# WHAT NEEDS TO BE DONE
Word for word, restate the lines from the start of the data below through the line containing "Chart.register(...registerables);".

# RECORDED DATA

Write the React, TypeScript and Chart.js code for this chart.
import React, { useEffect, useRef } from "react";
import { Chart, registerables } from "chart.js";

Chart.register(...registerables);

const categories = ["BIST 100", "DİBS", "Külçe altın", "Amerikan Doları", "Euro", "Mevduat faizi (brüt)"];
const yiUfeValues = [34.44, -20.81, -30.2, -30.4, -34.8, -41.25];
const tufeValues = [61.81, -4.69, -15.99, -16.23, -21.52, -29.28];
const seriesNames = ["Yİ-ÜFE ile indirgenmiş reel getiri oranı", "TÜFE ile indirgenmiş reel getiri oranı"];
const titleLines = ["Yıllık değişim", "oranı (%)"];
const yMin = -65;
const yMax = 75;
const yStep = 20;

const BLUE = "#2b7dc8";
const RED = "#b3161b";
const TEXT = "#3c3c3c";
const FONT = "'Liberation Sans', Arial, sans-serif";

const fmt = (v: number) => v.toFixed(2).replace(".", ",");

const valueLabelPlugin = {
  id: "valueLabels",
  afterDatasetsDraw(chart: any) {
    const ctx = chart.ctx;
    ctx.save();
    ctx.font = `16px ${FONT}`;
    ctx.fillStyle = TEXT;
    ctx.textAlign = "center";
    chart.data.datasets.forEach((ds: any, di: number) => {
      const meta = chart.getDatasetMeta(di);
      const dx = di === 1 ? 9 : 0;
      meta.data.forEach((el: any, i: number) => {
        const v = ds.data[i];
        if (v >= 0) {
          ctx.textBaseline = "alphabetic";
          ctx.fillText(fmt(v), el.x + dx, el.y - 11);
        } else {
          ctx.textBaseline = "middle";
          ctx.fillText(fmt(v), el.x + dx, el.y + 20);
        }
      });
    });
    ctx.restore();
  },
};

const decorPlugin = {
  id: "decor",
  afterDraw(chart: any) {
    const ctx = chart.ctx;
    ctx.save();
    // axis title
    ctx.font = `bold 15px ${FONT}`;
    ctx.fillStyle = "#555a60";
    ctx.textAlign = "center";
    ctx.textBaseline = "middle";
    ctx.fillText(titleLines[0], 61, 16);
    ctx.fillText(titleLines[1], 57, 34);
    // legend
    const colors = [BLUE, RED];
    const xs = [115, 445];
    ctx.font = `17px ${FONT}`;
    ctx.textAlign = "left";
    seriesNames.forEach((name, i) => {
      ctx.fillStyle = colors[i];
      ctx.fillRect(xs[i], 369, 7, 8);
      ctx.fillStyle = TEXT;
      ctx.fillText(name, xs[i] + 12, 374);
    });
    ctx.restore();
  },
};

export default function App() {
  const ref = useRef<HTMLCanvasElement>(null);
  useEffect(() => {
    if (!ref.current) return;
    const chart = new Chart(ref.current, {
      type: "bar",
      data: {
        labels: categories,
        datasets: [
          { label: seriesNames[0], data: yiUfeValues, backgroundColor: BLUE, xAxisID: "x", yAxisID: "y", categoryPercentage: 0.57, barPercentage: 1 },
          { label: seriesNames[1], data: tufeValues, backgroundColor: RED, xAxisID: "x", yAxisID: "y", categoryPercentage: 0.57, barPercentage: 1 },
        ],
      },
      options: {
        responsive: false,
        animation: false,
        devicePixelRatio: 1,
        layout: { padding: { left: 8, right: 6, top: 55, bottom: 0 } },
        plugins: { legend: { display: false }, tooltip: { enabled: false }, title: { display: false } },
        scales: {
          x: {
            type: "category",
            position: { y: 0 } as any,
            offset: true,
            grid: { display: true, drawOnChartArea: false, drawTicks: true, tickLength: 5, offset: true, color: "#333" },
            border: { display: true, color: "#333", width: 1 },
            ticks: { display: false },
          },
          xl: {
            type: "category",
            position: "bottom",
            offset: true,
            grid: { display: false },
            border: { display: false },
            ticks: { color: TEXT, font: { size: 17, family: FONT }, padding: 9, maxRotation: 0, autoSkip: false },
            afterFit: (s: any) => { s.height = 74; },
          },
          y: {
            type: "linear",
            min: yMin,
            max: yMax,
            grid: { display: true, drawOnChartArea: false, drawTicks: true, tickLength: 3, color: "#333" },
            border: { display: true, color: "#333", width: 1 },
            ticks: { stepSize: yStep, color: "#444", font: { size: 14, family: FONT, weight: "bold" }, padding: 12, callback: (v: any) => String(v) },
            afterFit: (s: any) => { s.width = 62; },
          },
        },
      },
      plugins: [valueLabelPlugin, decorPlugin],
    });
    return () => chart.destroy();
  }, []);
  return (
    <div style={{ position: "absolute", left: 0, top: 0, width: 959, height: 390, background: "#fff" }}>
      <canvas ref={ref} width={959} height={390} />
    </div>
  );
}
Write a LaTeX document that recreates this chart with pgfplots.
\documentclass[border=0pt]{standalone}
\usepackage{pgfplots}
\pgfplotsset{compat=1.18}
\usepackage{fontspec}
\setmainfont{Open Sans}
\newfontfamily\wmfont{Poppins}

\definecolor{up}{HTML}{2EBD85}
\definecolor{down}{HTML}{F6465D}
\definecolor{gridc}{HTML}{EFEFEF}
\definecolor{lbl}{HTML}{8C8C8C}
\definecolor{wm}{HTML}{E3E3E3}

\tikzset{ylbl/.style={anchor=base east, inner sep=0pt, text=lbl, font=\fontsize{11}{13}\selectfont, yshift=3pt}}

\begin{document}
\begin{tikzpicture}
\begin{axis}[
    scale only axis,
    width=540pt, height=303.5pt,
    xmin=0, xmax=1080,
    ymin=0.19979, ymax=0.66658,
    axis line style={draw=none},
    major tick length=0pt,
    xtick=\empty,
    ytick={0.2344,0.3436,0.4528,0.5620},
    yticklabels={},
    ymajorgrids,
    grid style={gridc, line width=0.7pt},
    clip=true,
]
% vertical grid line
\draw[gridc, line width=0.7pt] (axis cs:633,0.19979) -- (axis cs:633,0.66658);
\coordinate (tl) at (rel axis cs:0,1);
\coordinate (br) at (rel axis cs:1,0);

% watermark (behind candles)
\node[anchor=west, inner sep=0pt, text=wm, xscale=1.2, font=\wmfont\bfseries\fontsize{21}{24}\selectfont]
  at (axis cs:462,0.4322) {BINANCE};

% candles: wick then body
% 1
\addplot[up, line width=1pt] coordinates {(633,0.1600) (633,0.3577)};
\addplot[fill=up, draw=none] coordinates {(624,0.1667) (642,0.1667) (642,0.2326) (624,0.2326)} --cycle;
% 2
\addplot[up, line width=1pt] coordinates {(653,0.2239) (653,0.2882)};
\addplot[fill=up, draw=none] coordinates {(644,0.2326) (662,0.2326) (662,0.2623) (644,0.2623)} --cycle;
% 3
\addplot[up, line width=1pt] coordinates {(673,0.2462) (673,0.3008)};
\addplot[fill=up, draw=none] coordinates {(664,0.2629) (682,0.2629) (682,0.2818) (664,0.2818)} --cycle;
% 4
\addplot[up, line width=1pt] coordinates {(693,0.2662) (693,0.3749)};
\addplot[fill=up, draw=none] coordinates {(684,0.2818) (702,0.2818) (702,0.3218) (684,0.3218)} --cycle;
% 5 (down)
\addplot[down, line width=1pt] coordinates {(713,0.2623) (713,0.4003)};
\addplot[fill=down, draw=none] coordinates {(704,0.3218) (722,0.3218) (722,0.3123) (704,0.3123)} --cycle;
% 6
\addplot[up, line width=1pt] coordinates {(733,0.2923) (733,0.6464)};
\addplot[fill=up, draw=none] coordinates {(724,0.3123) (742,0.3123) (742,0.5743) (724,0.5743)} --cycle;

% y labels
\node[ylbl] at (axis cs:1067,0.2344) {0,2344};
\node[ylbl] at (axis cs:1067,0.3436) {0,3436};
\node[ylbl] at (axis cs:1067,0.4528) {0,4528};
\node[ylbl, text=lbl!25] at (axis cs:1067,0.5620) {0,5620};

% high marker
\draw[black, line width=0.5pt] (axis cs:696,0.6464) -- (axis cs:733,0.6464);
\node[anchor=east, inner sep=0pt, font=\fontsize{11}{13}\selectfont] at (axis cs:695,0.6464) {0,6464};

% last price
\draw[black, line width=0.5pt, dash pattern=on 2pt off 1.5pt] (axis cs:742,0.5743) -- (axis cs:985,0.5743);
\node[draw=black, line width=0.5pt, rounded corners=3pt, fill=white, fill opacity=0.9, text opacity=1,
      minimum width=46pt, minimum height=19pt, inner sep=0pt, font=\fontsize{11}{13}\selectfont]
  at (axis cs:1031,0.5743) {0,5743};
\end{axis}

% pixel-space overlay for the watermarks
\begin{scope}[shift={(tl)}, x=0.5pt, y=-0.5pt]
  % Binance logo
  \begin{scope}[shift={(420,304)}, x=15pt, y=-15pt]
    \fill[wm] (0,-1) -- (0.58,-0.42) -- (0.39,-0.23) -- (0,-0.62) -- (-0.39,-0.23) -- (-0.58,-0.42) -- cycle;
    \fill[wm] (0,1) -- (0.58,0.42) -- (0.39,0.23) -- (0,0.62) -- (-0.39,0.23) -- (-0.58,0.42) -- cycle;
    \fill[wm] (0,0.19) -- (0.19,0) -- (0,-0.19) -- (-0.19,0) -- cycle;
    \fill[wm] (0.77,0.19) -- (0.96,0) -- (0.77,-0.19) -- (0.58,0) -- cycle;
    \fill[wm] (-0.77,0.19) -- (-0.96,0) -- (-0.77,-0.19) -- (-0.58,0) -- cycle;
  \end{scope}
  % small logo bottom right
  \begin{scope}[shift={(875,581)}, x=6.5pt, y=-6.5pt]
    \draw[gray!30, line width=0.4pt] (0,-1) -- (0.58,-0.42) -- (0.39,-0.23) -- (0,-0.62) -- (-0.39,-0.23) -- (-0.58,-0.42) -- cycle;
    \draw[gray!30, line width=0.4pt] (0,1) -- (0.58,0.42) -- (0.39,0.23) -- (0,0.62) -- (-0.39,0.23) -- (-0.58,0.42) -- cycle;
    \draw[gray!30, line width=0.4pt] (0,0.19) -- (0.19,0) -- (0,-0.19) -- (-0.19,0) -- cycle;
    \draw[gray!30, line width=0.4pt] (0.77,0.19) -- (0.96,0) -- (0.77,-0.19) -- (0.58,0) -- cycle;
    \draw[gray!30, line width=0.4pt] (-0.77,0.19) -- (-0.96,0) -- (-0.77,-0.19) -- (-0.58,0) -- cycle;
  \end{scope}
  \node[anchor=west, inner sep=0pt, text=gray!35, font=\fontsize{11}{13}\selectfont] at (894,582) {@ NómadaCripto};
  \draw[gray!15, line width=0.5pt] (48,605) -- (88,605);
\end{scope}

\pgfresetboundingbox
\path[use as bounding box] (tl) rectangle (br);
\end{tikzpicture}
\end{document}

# RESPONSE TO THIS TASK
Write the React, TypeScript and Chart.js code for this chart.
import React, { useEffect, useRef } from "react";
import { Chart, registerables } from "chart.js";

Chart.register(...registerables);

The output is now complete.